It was shot over the last two nights (February 26 and 27, 2000) of the Kings of Comedy tour with Harvey, Hughley, Cedric, and Mac.
The finale of Harvey's sets finds him poking fun at a member of the audience by stealing his coat while he is away from his seat, and remarking that the "thuggish"-looking young man couldn't possibly be in the field of "computer technology" that he claims he is.
He also talks about "helicopter man", a game he and his wife play in bed, and some skid-marked undergarments that he tried to hide at the bottom of his dirty clothes.
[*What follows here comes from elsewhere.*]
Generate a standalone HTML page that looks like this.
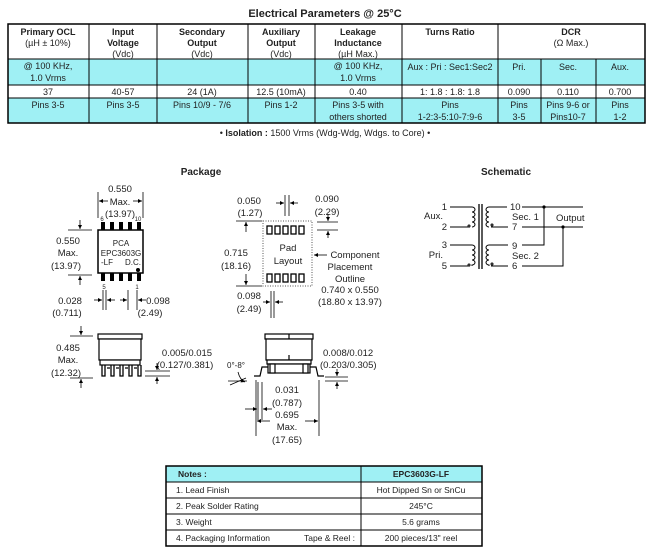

Cedric acknowledges that he is now a "grown-ass man", and can no longer call his friends by their "lil' nicknames" or engage in other such immature behavior.
Mac's longest routines involve his hard-nosed style of child-rearing, where he makes no qualms about "fucking a kid up" if he needs to.
He goes into an extended routine about the stress of raising his sister's children for her while she recovers from drugs [Mac did not actually have a sister; this was part of the routine], and tells of a run-in he had with his two-year-old niece and his effeminate six-year-old nephew, whom he refers to repeatedly as "the faggot" (Mac's routine about his sister's kids later became the basis of his Fox Network family comedy The Bernie Mac Show).
The set, and the film, are concluded with Mac's piece on the ubiquity of the swear word "motherfucker", which he describes as "a noun: a person, place or thing," and then, as noted by New York Times reviewer Elvis Mitchell, "proceeds to give the heft of an adjective and even transforms it into a split infinitive."
The site's critical consensus reads: "If you want lots of laughs and don't mind some profanity, The Original Kings of Comedy can deliver.
This film was released on VHS and DVD on February 27, 2001 and distributed by Paramount Home Video.